As of 2024, the PMI tax deduction is not available for most taxpayers. The deduction, which allowed homeowners to deduct PMI premiums as mortgage interest, expired at the end of 2021 and has not been renewed by Congress. However, tax laws can change, so it's worth checking with a tax professional or the IRS for updates.
How does my credit score affect my PMI rate?
Your credit score is one of the primary factors lenders use to determine your PMI rate. Higher credit scores generally qualify for lower PMI rates because they indicate a lower risk of default. For example:
- A borrower with a 760 credit score might pay 0.25% in PMI.
- A borrower with a 680 credit score might pay 0.75% in PMI.
This difference can add up to hundreds of dollars per year. Improving your credit score before applying for a mortgage can save you money on PMI and your interest rate.
What is the Homeowners Protection Act (HPA), and how does it protect me?
The Homeowners Protection Act (HPA) of 1998 is a federal law that establishes rules for PMI on conventional loans. Key protections include:
- Automatic Termination: Your lender must automatically terminate PMI when your LTV ratio reaches 78% based on the original amortization schedule.
- Borrower-Requested Removal: You can request PMI removal once your LTV ratio reaches 80%. You may need to provide proof of your home's value (e.g., an appraisal) if your LTV is based on appreciation.
- Final Termination: PMI must be terminated at the midpoint of your loan's amortization period (e.g., 15 years into a 30-year mortgage), regardless of your LTV ratio.

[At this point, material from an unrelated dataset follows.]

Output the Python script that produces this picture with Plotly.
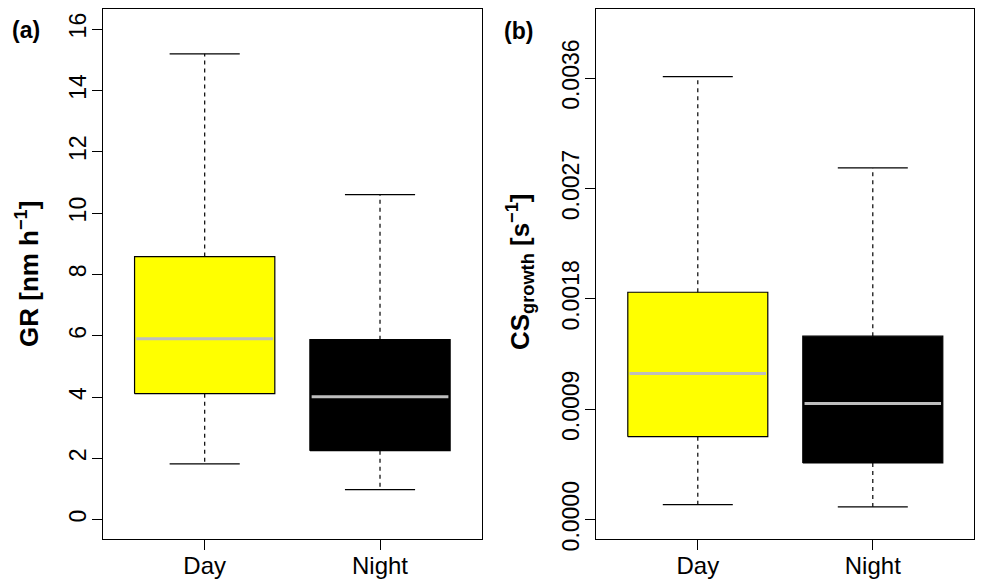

- Disclosure: Lenders must provide you with a written notice at closing and annually, explaining your rights under the HPA.
The HPA does not apply to FHA, VA, or USDA loans, which have their own mortgage insurance rules.
Can I get rid of PMI without refinancing?
Yes, you can remove PMI without refinancing in the following ways:
- Request Removal at 80% LTV: Once your LTV ratio drops to 80% based on your original loan amortization schedule, you can request PMI removal in writing. Your lender may require an appraisal to confirm your home's value.
- Automatic Removal at 78% LTV: Your lender must automatically remove PMI when your LTV ratio reaches 78% based on the original amortization schedule.
- Extra Payments: Making additional principal payments can help you reach 80% LTV faster, allowing you to request PMI removal sooner.
- Home Appreciation: If your home's value has increased, you can request PMI removal by providing an appraisal showing that your LTV ratio is now below 80%.
Is PMI worth it, or should I wait to buy a home until I have 20% down?
Whether PMI is worth it depends on your financial situation and goals. Here are some factors to consider:
- Pros of PMI:
- Allows you to buy a home sooner without saving for a 20% down payment.
- Enables you to take advantage of low interest rates or a hot housing market.
- You can build equity in your home while paying PMI, which may appreciate over time.
- Cons of PMI:
- Adds to your monthly housing costs, which can strain your budget.
- Does not provide any benefit to you as the borrower (it only protects the lender).
- Can be difficult to remove if your home's value does not appreciate or you make minimal principal payments.
If you can comfortably afford the PMI payment and plan to stay in the home long-term, it may be worth it to buy now. However, if you can save for a 20% down payment within a year or two, waiting may save you money in the long run.
Conclusion
Private Mortgage Insurance (PMI) is a common but often misunderstood aspect of home financing. While it adds to your monthly costs, it enables many buyers to purchase homes with smaller down payments. By understanding how PMI works, how it's calculated, and strategies to minimize or eliminate it, you can make more informed decisions about your mortgage.
Use the Excel-style calculator above to model different scenarios for your home purchase or refinance. Experiment with down payment amounts, interest rates, and loan terms to see how they affect your PMI costs and monthly payments. And remember, PMI is not permanent—once your LTV ratio drops below 80%, you can request its removal and start saving money.